Answer

**step1** Understanding the problem

The problem asks us to simplify the given expression by combining "like terms". Like terms are terms that have the same variable raised to the same power.

**step2** Identifying the individual terms

Let's look at each part of the expression:
The first term is $$b^2$$. This means 'b' multiplied by itself.
The second term is $$b^2$$. This also means 'b' multiplied by itself.
The third term is $$-b^3$$. This means 'b' multiplied by itself three times, and then made negative.
The fourth term is $$b$$. This means 'b' by itself (which is 'b' to the power of 1).

**step3** Identifying like terms to combine

Now we need to find terms that are "alike".
- We have $$b^2$$ and another $$b^2$$. These are alike because they both have the variable 'b' raised to the power of 2.
- The term $$-b^3$$ is not like $$b^2$$ because it has 'b' raised to the power of 3, which is a different power.
- The term $$b$$ is not like $$b^2$$ or $$-b^3$$ because it has 'b' raised to the power of 1.

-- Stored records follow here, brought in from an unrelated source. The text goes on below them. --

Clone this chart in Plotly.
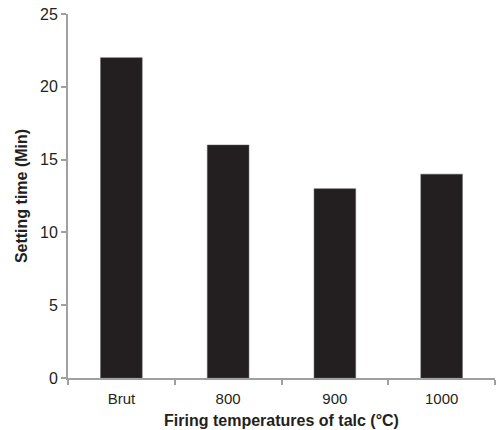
import plotly.graph_objects as go

categories = ["Brut", "800", "900", "1000"]
setting_time = [22, 16, 13, 14]
y_ticks = [0, 5, 10, 15, 20, 25]

fig = go.Figure(go.Bar(
    x=categories, y=setting_time,
    marker=dict(color="#231f20", line=dict(color="#555555", width=0.5)),
    width=0.39,
))

axis_col = "#a0a0a0"
fig.update_layout(
    width=500, height=430,
    margin=dict(l=68, r=5, t=14, b=52, autoexpand=False),
    paper_bgcolor="white", plot_bgcolor="white",
    font=dict(family="Liberation Sans, Arial, sans-serif", color="#231f20", size=15),
    showlegend=False,
)
fig.update_xaxes(
    showline=True, linecolor=axis_col, linewidth=2,
    ticks="outside", tickson="boundaries", ticklen=5, tickcolor=axis_col, tickwidth=1.5,
    tickfont=dict(size=15), ticklabelstandoff=6, automargin=False,
    title=dict(text="<b>Firing temperatures of talc (°C)</b>", font=dict(size=16), standoff=9),
    showgrid=False,
)
fig.update_yaxes(
    range=[0, 25], tickvals=y_ticks,
    showline=True, linecolor=axis_col, linewidth=2,
    ticks="outside", ticklen=5, tickcolor=axis_col, tickwidth=1.5,
    tickfont=dict(size=16), ticklabeloverflow="allow", automargin=False,
    title=dict(text="<b>Setting time (Min)</b>", font=dict(size=16), standoff=8),
    showgrid=False, zeroline=False,
)
fig.write_html("out.html", config={"displayModeBar": False},
               post_script="document.body.style.margin='0';")
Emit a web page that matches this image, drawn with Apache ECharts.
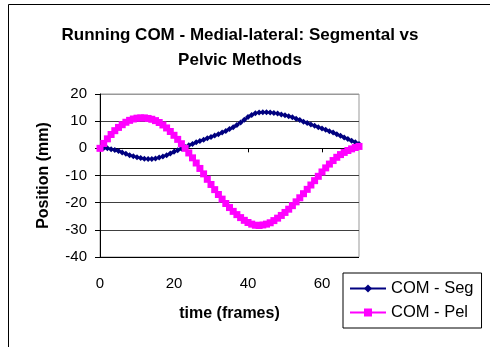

**step4** Combining the like terms

We can combine the terms that are alike: $$b^2 + b^2$$.
Imagine you have one "b-squared" and you add another "b-squared". You now have two "b-squareds".
So, $$b^2 + b^2 = 2b^2$$.

**step5** Writing the simplified expression

Now we write the entire expression, using the combined terms and keeping the terms that could not be combined.
The combined term is $$2b^2$$.
The terms that remain are $$-b^3$$ and $$b$$.
Putting them all together, the simplified expression is $$2b^2 - b^3 + b$$.
It is a common practice to write the terms in order from the highest power to the lowest power. So, the expression can also be written as $$-b^3 + 2b^2 + b$$.